- [Task goal] Reproduce from the records below, with no pictures, exactly the lines between the one containing "Output the Python" and the one containing "y_ticks = list(range(90, 105))", inclusive.

- [Data in this exercise]
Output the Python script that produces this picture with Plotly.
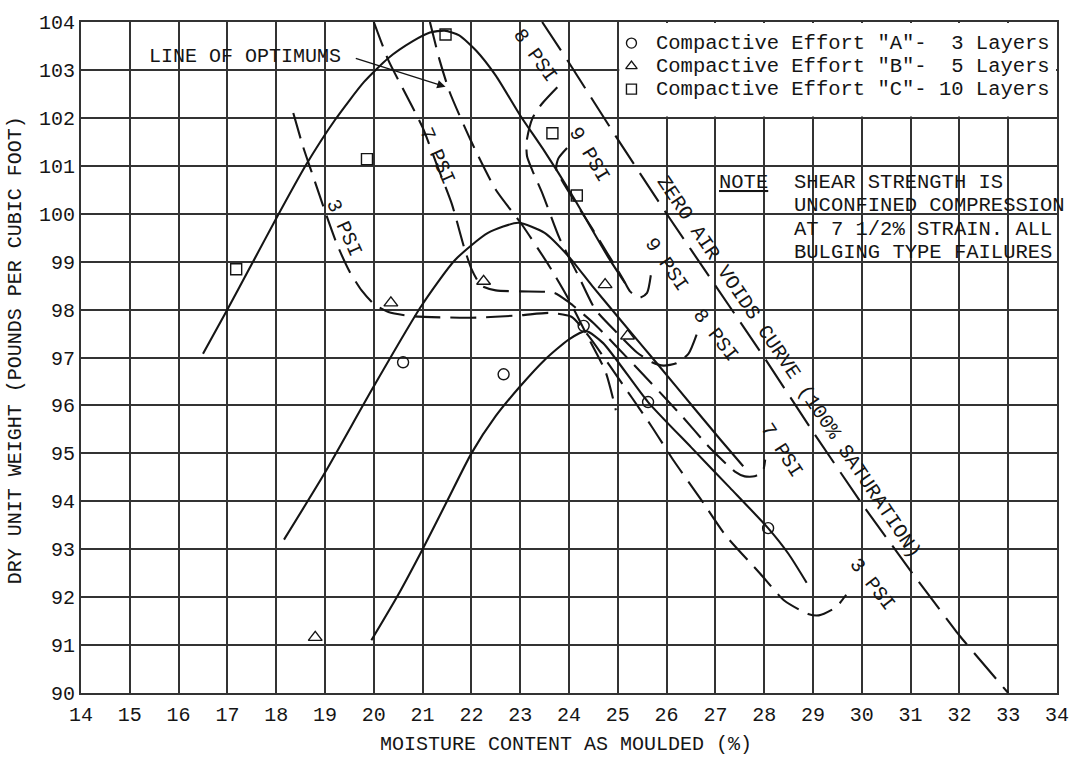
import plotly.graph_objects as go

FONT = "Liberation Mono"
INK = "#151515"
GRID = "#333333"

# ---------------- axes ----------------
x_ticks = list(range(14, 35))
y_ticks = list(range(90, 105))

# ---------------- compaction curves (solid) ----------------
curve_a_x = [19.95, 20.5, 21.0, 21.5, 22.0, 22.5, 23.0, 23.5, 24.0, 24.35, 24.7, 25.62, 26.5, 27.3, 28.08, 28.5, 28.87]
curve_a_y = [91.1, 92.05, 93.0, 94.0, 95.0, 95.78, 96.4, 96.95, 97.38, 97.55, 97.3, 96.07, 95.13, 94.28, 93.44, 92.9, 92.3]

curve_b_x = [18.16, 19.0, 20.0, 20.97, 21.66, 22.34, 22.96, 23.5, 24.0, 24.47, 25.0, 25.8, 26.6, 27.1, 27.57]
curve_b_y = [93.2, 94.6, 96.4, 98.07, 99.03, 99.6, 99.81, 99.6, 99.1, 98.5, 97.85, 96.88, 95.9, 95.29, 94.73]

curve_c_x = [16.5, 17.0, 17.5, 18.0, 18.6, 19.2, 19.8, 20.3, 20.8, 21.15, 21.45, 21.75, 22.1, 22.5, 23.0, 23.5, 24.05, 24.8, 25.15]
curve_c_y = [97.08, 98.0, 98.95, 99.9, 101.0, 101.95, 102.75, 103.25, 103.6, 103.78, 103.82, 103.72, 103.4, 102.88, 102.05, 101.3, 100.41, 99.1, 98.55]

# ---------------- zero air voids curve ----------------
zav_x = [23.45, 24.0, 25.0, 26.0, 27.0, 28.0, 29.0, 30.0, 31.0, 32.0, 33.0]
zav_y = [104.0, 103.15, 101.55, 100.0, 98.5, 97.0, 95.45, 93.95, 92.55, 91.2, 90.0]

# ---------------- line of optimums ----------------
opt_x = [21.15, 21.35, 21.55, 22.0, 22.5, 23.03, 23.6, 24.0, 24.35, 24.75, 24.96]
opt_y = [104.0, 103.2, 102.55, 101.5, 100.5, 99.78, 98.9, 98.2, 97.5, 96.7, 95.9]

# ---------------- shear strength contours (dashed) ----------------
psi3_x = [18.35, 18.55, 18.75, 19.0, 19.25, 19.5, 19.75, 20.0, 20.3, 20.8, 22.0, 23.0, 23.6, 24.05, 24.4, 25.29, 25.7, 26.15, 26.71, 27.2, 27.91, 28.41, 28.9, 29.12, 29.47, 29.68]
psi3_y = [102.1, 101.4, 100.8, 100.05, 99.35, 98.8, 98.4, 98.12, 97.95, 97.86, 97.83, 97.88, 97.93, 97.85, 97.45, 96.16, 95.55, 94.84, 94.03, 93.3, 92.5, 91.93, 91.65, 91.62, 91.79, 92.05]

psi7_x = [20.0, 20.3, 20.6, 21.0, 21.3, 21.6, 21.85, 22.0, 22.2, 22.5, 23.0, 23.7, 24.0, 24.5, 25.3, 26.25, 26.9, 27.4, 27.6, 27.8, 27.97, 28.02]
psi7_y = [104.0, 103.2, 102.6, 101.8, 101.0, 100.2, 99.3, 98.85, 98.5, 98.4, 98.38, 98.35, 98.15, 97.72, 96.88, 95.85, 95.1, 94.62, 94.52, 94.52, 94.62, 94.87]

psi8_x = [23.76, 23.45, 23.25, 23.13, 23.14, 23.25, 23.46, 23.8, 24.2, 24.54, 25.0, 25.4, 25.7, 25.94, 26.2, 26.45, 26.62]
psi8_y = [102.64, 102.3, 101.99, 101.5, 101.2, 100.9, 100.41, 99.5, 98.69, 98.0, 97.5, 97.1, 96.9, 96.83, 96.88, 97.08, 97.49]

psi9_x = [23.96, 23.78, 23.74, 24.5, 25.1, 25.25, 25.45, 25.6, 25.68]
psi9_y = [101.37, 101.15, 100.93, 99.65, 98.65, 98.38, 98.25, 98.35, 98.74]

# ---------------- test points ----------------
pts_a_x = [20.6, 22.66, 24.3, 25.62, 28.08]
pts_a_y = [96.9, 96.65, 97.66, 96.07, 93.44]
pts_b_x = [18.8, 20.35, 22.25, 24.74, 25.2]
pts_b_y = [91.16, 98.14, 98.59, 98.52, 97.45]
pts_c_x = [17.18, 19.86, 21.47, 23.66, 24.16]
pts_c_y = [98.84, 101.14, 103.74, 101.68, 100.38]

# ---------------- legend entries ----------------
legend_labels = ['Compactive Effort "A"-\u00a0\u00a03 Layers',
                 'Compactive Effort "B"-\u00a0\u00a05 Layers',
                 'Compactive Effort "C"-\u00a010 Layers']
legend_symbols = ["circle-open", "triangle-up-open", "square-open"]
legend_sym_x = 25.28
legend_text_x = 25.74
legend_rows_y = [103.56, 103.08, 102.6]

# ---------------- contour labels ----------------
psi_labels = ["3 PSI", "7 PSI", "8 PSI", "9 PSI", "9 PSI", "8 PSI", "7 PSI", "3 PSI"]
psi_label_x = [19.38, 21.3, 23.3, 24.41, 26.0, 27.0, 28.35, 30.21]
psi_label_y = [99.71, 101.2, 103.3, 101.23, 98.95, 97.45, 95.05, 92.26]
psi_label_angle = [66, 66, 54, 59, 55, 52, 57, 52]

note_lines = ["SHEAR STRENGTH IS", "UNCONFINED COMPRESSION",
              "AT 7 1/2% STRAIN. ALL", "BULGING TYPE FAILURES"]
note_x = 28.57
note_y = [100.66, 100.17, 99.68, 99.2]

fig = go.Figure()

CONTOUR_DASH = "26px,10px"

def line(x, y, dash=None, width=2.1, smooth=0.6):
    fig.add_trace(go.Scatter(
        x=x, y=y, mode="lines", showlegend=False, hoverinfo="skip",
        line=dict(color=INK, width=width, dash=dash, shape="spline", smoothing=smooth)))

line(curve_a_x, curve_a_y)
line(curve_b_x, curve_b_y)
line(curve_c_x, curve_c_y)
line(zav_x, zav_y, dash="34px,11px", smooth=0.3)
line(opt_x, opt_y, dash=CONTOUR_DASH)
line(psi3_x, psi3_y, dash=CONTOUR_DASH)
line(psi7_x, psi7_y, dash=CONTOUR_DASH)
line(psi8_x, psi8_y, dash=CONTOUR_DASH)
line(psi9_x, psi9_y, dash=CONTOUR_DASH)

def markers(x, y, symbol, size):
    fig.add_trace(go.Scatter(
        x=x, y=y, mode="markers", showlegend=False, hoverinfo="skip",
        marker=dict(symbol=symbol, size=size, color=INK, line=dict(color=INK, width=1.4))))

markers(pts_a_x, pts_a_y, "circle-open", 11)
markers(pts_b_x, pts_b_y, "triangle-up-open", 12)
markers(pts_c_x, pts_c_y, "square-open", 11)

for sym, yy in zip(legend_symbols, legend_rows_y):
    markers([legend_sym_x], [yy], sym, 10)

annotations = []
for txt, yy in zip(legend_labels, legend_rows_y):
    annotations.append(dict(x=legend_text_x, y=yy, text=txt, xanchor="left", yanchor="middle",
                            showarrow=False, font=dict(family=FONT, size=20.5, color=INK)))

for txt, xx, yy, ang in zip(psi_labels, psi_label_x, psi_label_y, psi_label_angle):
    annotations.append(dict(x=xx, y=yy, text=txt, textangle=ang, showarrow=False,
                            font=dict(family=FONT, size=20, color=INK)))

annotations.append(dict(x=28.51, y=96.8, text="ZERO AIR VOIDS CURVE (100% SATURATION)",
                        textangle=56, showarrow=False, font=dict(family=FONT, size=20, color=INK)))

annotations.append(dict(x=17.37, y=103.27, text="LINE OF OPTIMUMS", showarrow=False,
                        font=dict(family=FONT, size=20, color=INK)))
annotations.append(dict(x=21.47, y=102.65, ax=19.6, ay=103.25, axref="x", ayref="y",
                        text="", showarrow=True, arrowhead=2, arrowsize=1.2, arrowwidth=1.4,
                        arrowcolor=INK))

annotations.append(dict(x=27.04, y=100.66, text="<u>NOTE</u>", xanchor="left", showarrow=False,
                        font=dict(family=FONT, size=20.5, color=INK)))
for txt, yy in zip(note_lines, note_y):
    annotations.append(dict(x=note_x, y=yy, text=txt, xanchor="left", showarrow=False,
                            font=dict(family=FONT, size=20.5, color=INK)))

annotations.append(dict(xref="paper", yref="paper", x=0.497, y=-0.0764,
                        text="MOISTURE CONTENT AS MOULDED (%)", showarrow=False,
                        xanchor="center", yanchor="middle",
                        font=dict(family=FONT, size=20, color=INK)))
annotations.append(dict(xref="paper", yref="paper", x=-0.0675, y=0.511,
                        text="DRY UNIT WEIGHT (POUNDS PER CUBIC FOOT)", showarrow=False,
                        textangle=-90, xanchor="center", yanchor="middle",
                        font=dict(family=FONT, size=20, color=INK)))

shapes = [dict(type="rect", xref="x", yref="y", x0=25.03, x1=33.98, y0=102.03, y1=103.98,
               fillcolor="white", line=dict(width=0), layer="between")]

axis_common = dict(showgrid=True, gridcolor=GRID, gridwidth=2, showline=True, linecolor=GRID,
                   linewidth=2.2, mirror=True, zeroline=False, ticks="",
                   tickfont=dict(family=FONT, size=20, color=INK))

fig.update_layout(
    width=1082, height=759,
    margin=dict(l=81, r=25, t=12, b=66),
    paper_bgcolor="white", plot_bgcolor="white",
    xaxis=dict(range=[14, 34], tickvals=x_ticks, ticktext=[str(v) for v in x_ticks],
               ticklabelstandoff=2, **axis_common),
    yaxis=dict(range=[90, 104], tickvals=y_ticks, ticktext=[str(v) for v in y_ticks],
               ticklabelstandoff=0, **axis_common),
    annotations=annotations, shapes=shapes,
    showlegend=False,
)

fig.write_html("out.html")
---
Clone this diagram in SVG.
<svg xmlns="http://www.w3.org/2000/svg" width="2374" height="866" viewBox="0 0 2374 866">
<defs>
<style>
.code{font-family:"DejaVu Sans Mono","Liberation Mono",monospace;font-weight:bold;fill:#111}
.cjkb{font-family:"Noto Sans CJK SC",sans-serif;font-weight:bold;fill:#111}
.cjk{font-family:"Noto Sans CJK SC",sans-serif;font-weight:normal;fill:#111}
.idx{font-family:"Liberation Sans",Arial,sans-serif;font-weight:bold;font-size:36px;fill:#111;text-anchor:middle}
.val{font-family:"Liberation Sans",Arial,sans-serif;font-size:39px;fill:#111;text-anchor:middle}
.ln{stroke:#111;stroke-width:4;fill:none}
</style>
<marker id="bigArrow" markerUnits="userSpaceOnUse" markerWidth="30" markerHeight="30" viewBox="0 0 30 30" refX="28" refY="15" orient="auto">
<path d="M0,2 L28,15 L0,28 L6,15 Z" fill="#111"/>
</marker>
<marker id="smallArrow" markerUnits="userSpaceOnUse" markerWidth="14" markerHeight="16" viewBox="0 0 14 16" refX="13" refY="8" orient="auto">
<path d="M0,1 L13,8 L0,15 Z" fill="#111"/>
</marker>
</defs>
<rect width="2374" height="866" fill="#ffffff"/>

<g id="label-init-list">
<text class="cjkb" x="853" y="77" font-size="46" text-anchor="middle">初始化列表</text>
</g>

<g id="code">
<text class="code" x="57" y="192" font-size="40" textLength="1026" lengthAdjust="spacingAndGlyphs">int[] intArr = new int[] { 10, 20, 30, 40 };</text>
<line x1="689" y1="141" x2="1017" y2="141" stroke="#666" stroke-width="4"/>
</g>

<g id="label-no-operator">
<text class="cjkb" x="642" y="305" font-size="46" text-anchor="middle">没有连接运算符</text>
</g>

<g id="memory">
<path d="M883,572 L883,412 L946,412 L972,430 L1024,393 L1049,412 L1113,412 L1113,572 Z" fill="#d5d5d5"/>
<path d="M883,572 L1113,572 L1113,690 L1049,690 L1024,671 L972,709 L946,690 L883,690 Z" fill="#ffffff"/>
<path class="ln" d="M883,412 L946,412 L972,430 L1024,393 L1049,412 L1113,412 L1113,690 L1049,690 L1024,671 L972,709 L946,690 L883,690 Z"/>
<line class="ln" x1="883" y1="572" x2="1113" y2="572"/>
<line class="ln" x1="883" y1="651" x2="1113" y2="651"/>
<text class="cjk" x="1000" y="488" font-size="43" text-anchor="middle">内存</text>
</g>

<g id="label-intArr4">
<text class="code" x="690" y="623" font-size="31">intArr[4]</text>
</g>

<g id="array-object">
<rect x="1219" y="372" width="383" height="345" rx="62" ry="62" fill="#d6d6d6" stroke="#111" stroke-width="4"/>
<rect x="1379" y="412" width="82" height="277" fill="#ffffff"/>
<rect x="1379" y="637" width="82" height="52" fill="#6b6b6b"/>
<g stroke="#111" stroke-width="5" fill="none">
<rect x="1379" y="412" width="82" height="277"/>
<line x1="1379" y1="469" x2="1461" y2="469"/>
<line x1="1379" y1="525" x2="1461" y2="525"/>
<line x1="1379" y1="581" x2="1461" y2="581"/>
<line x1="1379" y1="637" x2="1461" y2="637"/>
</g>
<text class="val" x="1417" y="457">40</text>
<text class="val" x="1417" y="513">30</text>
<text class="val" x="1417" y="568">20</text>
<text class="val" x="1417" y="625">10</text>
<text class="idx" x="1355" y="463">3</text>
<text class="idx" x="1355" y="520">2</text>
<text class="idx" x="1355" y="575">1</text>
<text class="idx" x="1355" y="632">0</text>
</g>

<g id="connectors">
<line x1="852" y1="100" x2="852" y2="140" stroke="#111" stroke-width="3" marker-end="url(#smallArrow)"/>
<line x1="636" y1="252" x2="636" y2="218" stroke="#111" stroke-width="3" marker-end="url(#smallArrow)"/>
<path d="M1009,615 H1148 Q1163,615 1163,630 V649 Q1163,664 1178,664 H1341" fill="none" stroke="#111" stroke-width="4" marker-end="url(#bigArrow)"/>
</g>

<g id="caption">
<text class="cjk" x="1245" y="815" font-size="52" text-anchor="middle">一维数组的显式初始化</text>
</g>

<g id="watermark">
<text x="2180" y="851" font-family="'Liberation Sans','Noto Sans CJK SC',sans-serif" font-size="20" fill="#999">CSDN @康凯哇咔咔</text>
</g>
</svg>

- [Task output]
Output the Python script that produces this picture with Plotly.
import plotly.graph_objects as go

FONT = "Liberation Mono"
INK = "#151515"
GRID = "#333333"

# ---------------- axes ----------------
x_ticks = list(range(14, 35))
y_ticks = list(range(90, 105))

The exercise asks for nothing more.